Assignment
This assignment consists of two sections: 1) a quiz with fill-in-the-blank questions; and 2) a SPSS data project.
SECTION 1: QUIZ
Regression with a Dummy Independent Variable:
1. Consider data on personal income (PI) of married and unmarried women. Suppose you find that the average PI is $50,000 for married women and $40,000 for unmarried women. Let Y=PI and X=dummy for married (that is, 1 = married, 0 = unmarried)
1) How much more do married women make compared to unmarried women, on average?__________________
2) Write down the estimated regression model Y = a + b*X (all info needed is given):
3) Interpret the intercept term: ____________________________________________
4) Interpret the slope term: _______________________________________________
Multiple Linear Regression:
2. Consider the following model of income with three independent variables from the lecture:
Y = a + b1*X1 + b2*X2 + b3*X3 = - 9,239 - 4,195 * X1 + 141 * X2 + 3,020 * X3
where X1 is a dummy variable, 0=male, 1=female
and X2 is years of work experience
and X3 is years of education
1) How much more do men earn compared to women on average?
2) How much do women with 10 years of work experience and 16 years of education earn on average?
3) How much do men with 10 years of work experience and 12 years of education earn on average?
4) What variables that could (further) mediate the effect of gender on earnings are omitted here?
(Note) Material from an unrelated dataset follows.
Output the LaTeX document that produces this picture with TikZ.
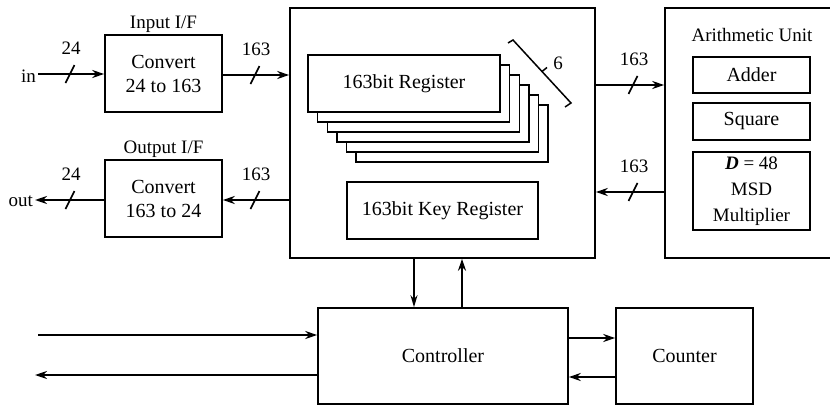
\documentclass[tikz,border=0pt]{standalone}
\usepackage{fontspec}
\setmainfont{Liberation Serif}
\usetikzlibrary{arrows.meta,calc}
\begin{document}
\begin{tikzpicture}[x=1pt,y=-1pt,
  box/.style={draw,line width=1.6pt,fill=white,rectangle,inner sep=0pt,align=center,font=\fontsize{20}{24}\selectfont},
  sub/.style={box,line width=1.4pt},
  conn/.style={line width=2pt,-{Stealth[length=12pt,width=8pt]}},
  thin conn/.style={line width=1.5pt,-{Stealth[length=12pt,width=7pt]}},
  lbl/.style={font=\fontsize{19}{22}\selectfont,inner sep=0pt},
  slash/.style={line width=1.6pt}]
\clip (0,0) rectangle (830,407);
\useasboundingbox (0,0) rectangle (830,407);
% boxes
\node[box,minimum width=117pt,minimum height=77pt] (inif) at (163.5,73.5) {Convert\\24 to 163};
\node[lbl,anchor=base] (inifl) at (163.5,28) {Input I/F};
\node[box,minimum width=117pt,minimum height=77pt] (outif) at (163.5,198.5) {Convert\\163 to 24};
\node[lbl,anchor=base] (outifl) at (163.5,153) {Output I/F};
\node[box,minimum width=305pt,minimum height=250pt] (main) at (442.5,133) {};
\node[box,minimum width=180pt,minimum height=250pt] (arith) at (755,133) {};
\node[lbl,anchor=base] (arithl) at (752,41) {Arithmetic Unit};
\node[sub,minimum width=117pt,minimum height=36pt] (adder) at (751.5,75) {Adder};
\node[sub,minimum width=117pt,minimum height=37pt] (square) at (751.5,121.5) {Square};
\node[sub,minimum width=117pt,minimum height=78pt,font=\fontsize{19}{26}\selectfont] (mult) at (751.5,191) {\textbf{\textit{D}} = 48\\MSD\\Multiplier};
% registers stack
\foreach \i in {5,4,3,2,1}{
  \node[sub,minimum width=192pt,minimum height=57pt] (reg\i) at ($(404,83.5)+(9.6*\i,10*\i)$) {};
}
\node[sub,minimum width=192pt,minimum height=57pt] (reg0) at (404,83.5) {163bit Register};
\node[sub,minimum width=191pt,minimum height=57pt] (key) at (442.5,210.5) {163bit Key Register};
\node[box,minimum width=250pt,minimum height=96pt] (ctrl) at (443,356) {Controller};
\node[box,minimum width=137pt,minimum height=96pt] (cnt) at (684.5,356) {Counter};
% brace
\coordinate (b1) at (508,43);
\coordinate (b2) at (513,40);
\coordinate (b3) at (571,103);
\coordinate (b4) at (565,107);
\draw[line width=1.5pt] (b1) -- (b2) -- (b3) -- (b4);
\draw[line width=1.5pt] ($(b2)!0.5!(b3)$) -- ++(5,-4);
\node[lbl,anchor=base] (six) at (558,69) {6};
% input/output
\node[lbl,anchor=east] (in) at (36,76) {in};
\node[lbl,anchor=east] (out) at (33,201) {out};
\coordinate (inS) at (38,74);
\coordinate (outE) at (35,200);
\draw[conn] (inS) -- (inS -| inif.west);
\draw[conn] (inif.east |- 0,75) -- (main.west |- 0,75);
\draw[conn] (main.west |- 0,200) -- (outif.east |- 0,200);
\draw[conn] (outif.west |- 0,200) -- (outE);
\draw[conn] (main.east |- 0,85) -- (arith.west |- 0,85);
\draw[conn] (arith.west |- 0,192) -- (main.east |- 0,192);
% slashes and labels
\foreach \x/\y/\t in {70/74/24, 255/75/163, 70/200/24, 255/200/163, 633/85/163, 633/192/163}{
  \draw[slash] (\x-4.5,\y+9) -- (\x+4.5,\y-9);
  \node[lbl,anchor=base] at (\x+1,\y-20) {\t};
}
% controller links
\draw[thin conn] (main.south -| 414,0) -- (ctrl.north -| 414,0);
\draw[conn] (ctrl.north -| 462,0) -- (main.south -| 462,0);
\coordinate (cinS) at (38,335);
\coordinate (coutE) at (35,375);
\draw[conn] (cinS) -- (cinS -| ctrl.west);
\draw[conn] (ctrl.west |- 0,375) -- (coutE);
\draw[conn,line width=2.5pt] (ctrl.east |- 0,338) -- (cnt.west |- 0,338);
\draw[conn,line width=2.5pt] (cnt.west |- 0,377) -- (ctrl.east |- 0,377);
\end{tikzpicture}
\end{document}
Two-Way Table: Marginal Distribution and Conditional Distribution
3. Consider the two-way table below based on a four year study about the relationship between anger and heart disease among a random sample of individuals. The subjects (i.e. participants in the study) were free of heart disease at the beginning of the study when they took a test that measured how prone they were to sudden anger. Their heart health was monitored over a four year period and it was recorded whether they developed Coronary Heart Disease (CHD). In short, the study attempts to examine whether anger levels are associated with the likelihood of developing coronary heart disease. Now please answer the questions (a) to (c):
1) In the two-way table below, report the marginal distributions and the total sample size, in counts and percent.
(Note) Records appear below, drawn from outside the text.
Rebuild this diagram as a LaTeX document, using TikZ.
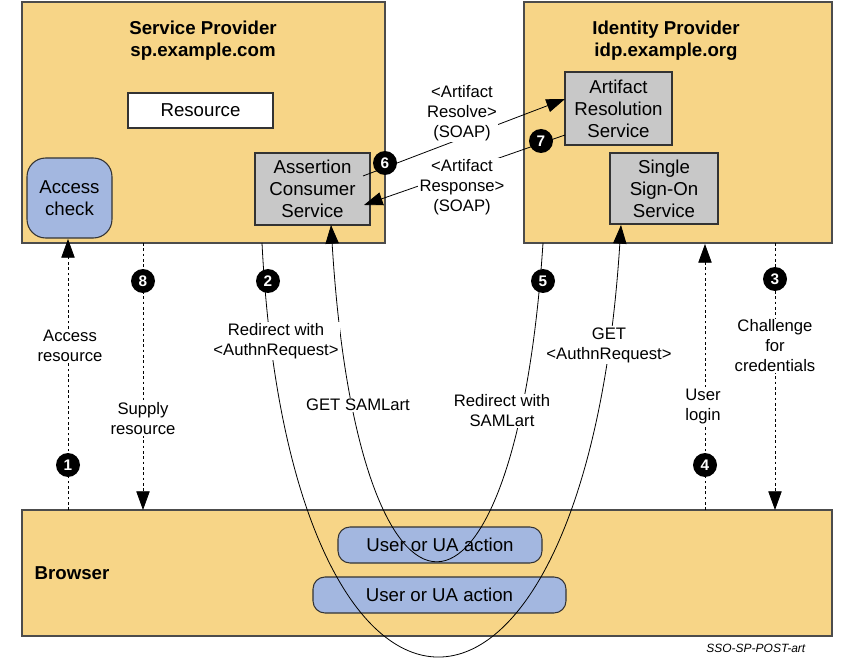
\documentclass[tikz,border=0pt]{standalone}
\usepackage{fontspec}
\setmainfont{Liberation Sans}
\usetikzlibrary{arrows.meta}
\definecolor{org}{HTML}{F7D587}
\definecolor{blu}{HTML}{A3B7E0}
\definecolor{gry}{HTML}{C8C8C8}
\begin{document}
\begin{tikzpicture}[x=0.75pt,y=-0.75pt,
 big/.style={draw=black!70,fill=org,line width=0.8pt},
 svc/.style={draw=black!80,fill=gry,line width=0.8pt,align=center,font=\fontsize{14}{16.5}\selectfont,inner sep=0pt},
 ua/.style={draw=black!80,fill=blu,rounded corners=9pt,line width=0.8pt,align=center,font=\fontsize{14}{16.5}\selectfont,inner sep=0pt},
 lab/.style={fill=white,align=center,font=\fontsize{12.5}{15}\selectfont,inner sep=1pt},
 num/.style={circle,fill=black,text=white,font=\bfseries\fontsize{11.5}{12}\selectfont,minimum size=18pt,inner sep=0pt},
 ttl/.style={align=center,font=\bfseries\fontsize{14}{16.5}\selectfont},
 arr/.style={-{Triangle[length=14pt,width=10pt]},line width=0.6pt},
 dot/.style={arr,dash pattern=on 2pt off 2pt}]
\useasboundingbox (0,0) rectangle (865,663);
% big boxes
\node[big,minimum width=363*0.75pt,minimum height=241*0.75pt,inner sep=0pt] (sp) at (203.5,122.5) {};
\node[big,minimum width=308*0.75pt,minimum height=241*0.75pt,inner sep=0pt] (idp) at (678,122.5) {};
\node[big,minimum width=810*0.75pt,minimum height=126*0.75pt,inner sep=0pt] (br) at (427,573) {};
\node[ttl] (spt) at (203,41) {Service Provider\\sp.example.com};
\node[ttl] (idpt) at (666,41) {Identity Provider\\idp.example.org};
\node[font=\bfseries\fontsize{14}{16.5}\selectfont] (brt) at (72,573) {Browser};
\node[font=\itshape\fontsize{9}{10}\selectfont,anchor=east] (tag) at (810,648) {SSO-SP-POST-art};
% inner boxes
\node[svc,fill=white,minimum width=145*0.75pt,minimum height=35*0.75pt] (res) at (200.5,110.5) {Resource};
\node[ua,minimum width=85*0.75pt,minimum height=80*0.75pt,rounded corners=14pt] (acc) at (69.5,198) {Access\\check};
\node[svc,minimum width=115*0.75pt,minimum height=72*0.75pt] (acs) at (312.5,189) {Assertion\\Consumer\\Service};
\node[svc,minimum width=107*0.75pt,minimum height=73*0.75pt] (ars) at (618.5,108.5) {Artifact\\Resolution\\Service};
\node[svc,minimum width=108*0.75pt,minimum height=71*0.75pt] (sso) at (664,188.5) {Single\\Sign-On\\Service};
\node[ua,minimum width=204*0.75pt,minimum height=36*0.75pt] (ua1) at (440,545) {User or UA action};
\node[ua,minimum width=253*0.75pt,minimum height=36*0.75pt] (ua2) at (439.5,595) {User or UA action};
% coordinates
\coordinate (a1) at (68,510); \coordinate (a1e) at (68,239);
\coordinate (s8) at (143,243); \coordinate (s8e) at (143,510);
\coordinate (u4) at (705,510); \coordinate (u4e) at (705,244);
\coordinate (c3) at (775,243); \coordinate (c3e) at (775,510);
\coordinate (r2) at (262,243); \coordinate (g2) at (621,225);
\coordinate (r5) at (543,243); \coordinate (g5) at (331,225);
\coordinate (s6) at (363,176); \coordinate (e6) at (565,99);
\coordinate (s7) at (565,135); \coordinate (e7) at (364,205);
% connectors
\draw[dot] (a1) -- (a1e);
\draw[dot] (s8) -- (s8e);
\draw[dot] (u4) -- (u4e);
\draw[dot] (c3) -- (c3e);
\draw[arr] (r2) .. controls (290,795) and (585,795) .. (g2);
\draw[arr] (r5) .. controls (515,668) and (358,668) .. (g5);
\draw[arr] (s6) -- (e6);
\draw[arr] (s7) -- (e7);
% labels
\node[lab] (l6) at (462,113) {<Artifact\\Resolve>\\(SOAP)};
\node[lab] (l7) at (462,187) {<Artifact\\Response>\\(SOAP)};
\node[lab] (l1) at (70,346) {Access\\resource};
\node[lab] (l8) at (143,419) {Supply\\resource};
\node[lab] (l2) at (276,341) {Redirect with\\<AuthnRequest>};
\node[lab] (lg) at (358,405) {GET SAMLart};
\node[lab] (l5) at (502,411) {Redirect with\\SAMLart};
\node[lab] (lga) at (609,345) {GET\\<AuthnRequest>};
\node[lab] (l4) at (703,406) {User\\login};
\node[lab] (l3) at (775,346) {Challenge\\for\\credentials};
% numbers
\node[num] (n1) at (68,465) {1};
\node[num] (n8) at (143,281) {8};
\node[num] (n2) at (268,281) {2};
\node[num] (n5) at (543,281) {5};
\node[num] (n3) at (775,279) {3};
\node[num] (n4) at (705,465) {4};
\node[num] (n6) at (385,163) {6};
\node[num] (n7) at (541,141) {7};
\end{tikzpicture}
\end{document}
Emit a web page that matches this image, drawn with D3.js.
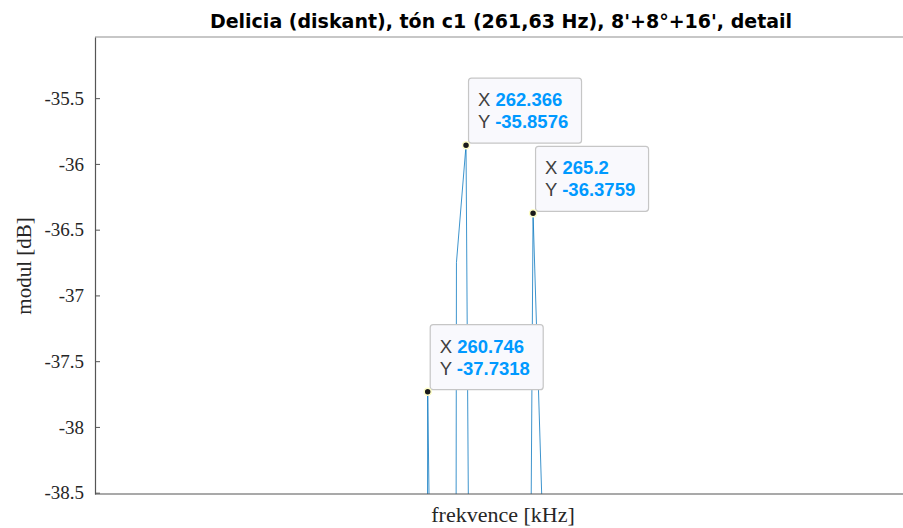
<!DOCTYPE html>
<html>
  <head>
    <title>Delicia (diskant), detail</title>
    <meta charset="utf-8">
    <script type="text/javascript" src="https://cdn.jsdelivr.net/npm/d3@7"></script>
    <style>
      body { margin: 0; background: #fff; }
      svg { display: block; }
    </style>
  </head>
  <body>
    <div id="figure"></div>
    <script type="text/javascript">
    // spectrum samples around c1 (Hz, dB) - values far below the y range are off chart
    var freqs = [259.936, 260.341, 260.746, 261.151, 261.556, 261.961, 262.366, 262.771,
                 263.176, 263.581, 263.986, 264.391, 264.795, 265.200, 265.605, 266.010];
    var modul = [-85, -80, -37.7318, -43.5, -90, -36.75, -35.8576, -47,
                 -70, -85, -75, -80, -47.5, -36.3759, -38.75, -75];

    // data tips
    var tipX = [262.366, 265.2, 260.746];
    var tipY = [-35.8576, -36.3759, -37.7318];
    var tipXText = ['262.366', '265.2', '260.746'];
    var tipYText = ['-35.8576', '-36.3759', '-37.7318'];

    var yTicks = [-38.5, -38, -37.5, -37, -36.5, -36, -35.5];
    var xLimits = [246.68, 280.84];
    var yLimits = [-38.51, -35.035];

    var title = "Delicia (diskant), tón c1 (261,63 Hz), 8'+8°+16', detail";
    var xLabel = 'frekvence [kHz]';
    var yLabel = 'modul [dB]';

    (function(){
        var W = 903;
        var H = 528;
        var L = 95, R = 903, T = 37, B = 494;

        var svg = d3.select('#figure')
                    .append('svg')
                    .attr('width', W)
                    .attr('height', H);

        var x = d3.scaleLinear().domain(xLimits).range([L, R]);
        var y = d3.scaleLinear().domain(yLimits).range([B, T]);

        svg.append('clipPath')
           .attr('id', 'plotclip')
           .append('rect')
           .attr('x', L).attr('y', T)
           .attr('width', R - L).attr('height', B - T);

        // top box line
        svg.append('line')
           .attr('x1', L).attr('x2', R)
           .attr('y1', T).attr('y2', T)
           .attr('stroke', '#b4b4b4')
           .attr('stroke-width', 1.5);

        // spectrum
        var pts = freqs.map(function(f, i){ return [f, modul[i]]; });
        var line = d3.line()
                     .x(function(d){ return x(d[0]); })
                     .y(function(d){ return y(d[1]); });
        svg.append('path')
           .datum(pts)
           .attr('clip-path', 'url(#plotclip)')
           .attr('d', line)
           .attr('fill', 'none')
           .attr('stroke', '#0072BD')
           .attr('stroke-opacity', 0.85)
           .attr('stroke-width', 0.9);

        // y axis
        var yAxis = d3.axisLeft(y)
                      .tickValues(yTicks)
                      .tickSizeInner(-5)
                      .tickSizeOuter(0)
                      .tickPadding(11)
                      .tickFormat(function(d){ return String(d); });
        var gy = svg.append('g')
                    .attr('transform', 'translate(' + L + ',0)')
                    .call(yAxis);
        gy.select('.domain').attr('stroke', '#555').attr('stroke-width', 1.2);
        gy.selectAll('.tick line').attr('stroke', '#555');
        gy.selectAll('.tick text')
          .attr('fill', '#262626')
          .style('font-family', '"Liberation Serif", "DejaVu Serif", serif')
          .style('font-size', '19px');

        // x axis (no ticks shown)
        svg.append('line')
           .attr('x1', L).attr('x2', R)
           .attr('y1', B).attr('y2', B)
           .attr('stroke', '#555')
           .attr('stroke-width', 1.2);

        // labels
        svg.append('text')
           .attr('x', 501).attr('y', 28)
           .attr('text-anchor', 'middle')
           .style('font-family', '"DejaVu Sans", "Liberation Sans", sans-serif')
           .style('font-weight', 'bold')
           .style('font-size', '19px')
           .attr('fill', '#000')
           .text(title);

        svg.append('text')
           .attr('x', 503).attr('y', 522)
           .attr('text-anchor', 'middle')
           .style('font-family', '"Liberation Serif", "DejaVu Serif", serif')
           .style('font-size', '22px')
           .attr('fill', '#262626')
           .text(xLabel);

        svg.append('text')
           .attr('transform', 'translate(31,266) rotate(-90)')
           .attr('text-anchor', 'middle')
           .style('font-family', '"Liberation Serif", "DejaVu Serif", serif')
           .style('font-size', '21px')
           .attr('fill', '#262626')
           .text(yLabel);

        // data tips
        var tips = svg.selectAll('g.tip')
                      .data(tipX.map(function(v, i){ return i; }))
                      .enter()
                      .append('g')
                      .attr('class', 'tip');

        tips.append('rect')
            .attr('x', function(i){ return x(tipX[i]) + 2.5; })
            .attr('y', function(i){ return y(tipY[i]) - 67; })
            .attr('width', 113)
            .attr('height', 65)
            .attr('rx', 3)
            .attr('fill', '#f9f9fd')
            .attr('stroke', '#c6c6c6')
            .attr('stroke-width', 1.2);

        tips.append('circle')
            .attr('cx', function(i){ return x(tipX[i]); })
            .attr('cy', function(i){ return y(tipY[i]); })
            .attr('r', 3.5)
            .attr('fill', '#1a1a1a')
            .attr('stroke', '#ffffc8')
            .attr('stroke-width', 1.5);

        var rows = [['X ', tipXText, 28], ['Y ', tipYText, 50]];
        rows.forEach(function(row){
            var t = tips.append('text')
                        .attr('x', function(i){ return x(tipX[i]) + 12; })
                        .attr('y', function(i){ return y(tipY[i]) - 67 + row[2]; })
                        .style('font-family', '"Liberation Sans", Arial, sans-serif')
                        .style('font-size', '18.5px');
            t.append('tspan')
             .attr('fill', '#404040')
             .text(row[0]);
            t.append('tspan')
             .attr('fill', '#0099ff')
             .style('font-weight', 'bold')
             .text(function(i){ return row[1][i]; });
        });
    })();
    </script>
  </body>
</html>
2) In the two-way table below, report the conditional distributions of Coronary Heart Disease in percent. Note that the conditional distribution of Coronary Heart Disease refers to the distribution of Coronary Heart Disease given a certain Anger Level.
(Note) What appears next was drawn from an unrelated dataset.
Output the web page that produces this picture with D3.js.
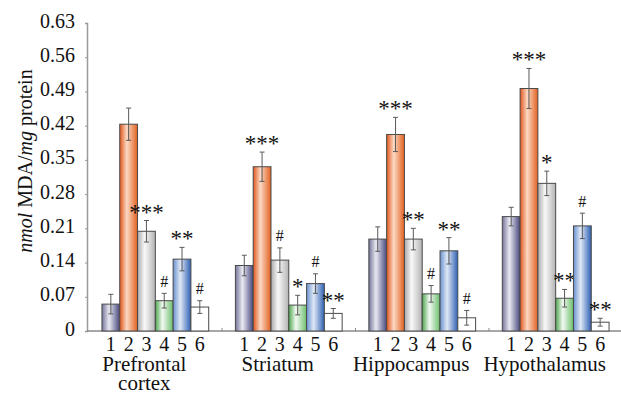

3) With reference to your calculations above, discuss whether there is potential association between anger and Coronary Heart Disease.
#Individuals
|
Coronary Heart Disease
|
NO Coronary Heart Disease
|
|
Low Anger
|
530
|
3,057
|
|
Moderate Anger
|
1,100
|
4,621
|
|
High Anger
|
270
|
606
|
|
|
|
|
|
SECTION 2: SPSS PROJECT
1. Regression with One Independent Variable vs. Regression with Multiple Independent Variables
Use the dataset from Assignment#2 (StateData_hw2.sav) to estimate the following two models, and then answer questions 1) to 4):
Model 1: Estimate and write down a regression model predicting the heart disease death rate based on the percent of smokers. [You may have done this already in Assignment#2. If so, just repeat the estimation.]
Model 2: Estimate and write down a regression model predicting the heart disease death rate based on the percent of smokers (X1) and state median household income (X2).
[Hint: Topic about Multiple Regression was covered in Lecture Note #6.2. For the second model estimation based on two variables X1 and X2, the SPSS procedures are: Analyze Regression Linear select variable as Dependent variable and Independent variable, here you select two variables, X1 and X2, as Independent variables click "OK".]
1) Provide the regression equations for both models and the corresponding values for R2.
2) For the second model, provide interpretations of the constant term and the two slopes.
3) Explain intuitively why the effect of % smoking changed the way it did when the median income was accounted for.
[No loss of points for this question. Just give it a try. I hope to encourage you to think harder about the effect of each independent variable, as well as the interaction of the effects, in the multiple regression model. Formal discussion about such problems may come in 9172.]
4) Use the two models to predict the HDDR (heart disease death rate) for New York State, and then compare the two predicted values to the actual value of HDDR for New York State.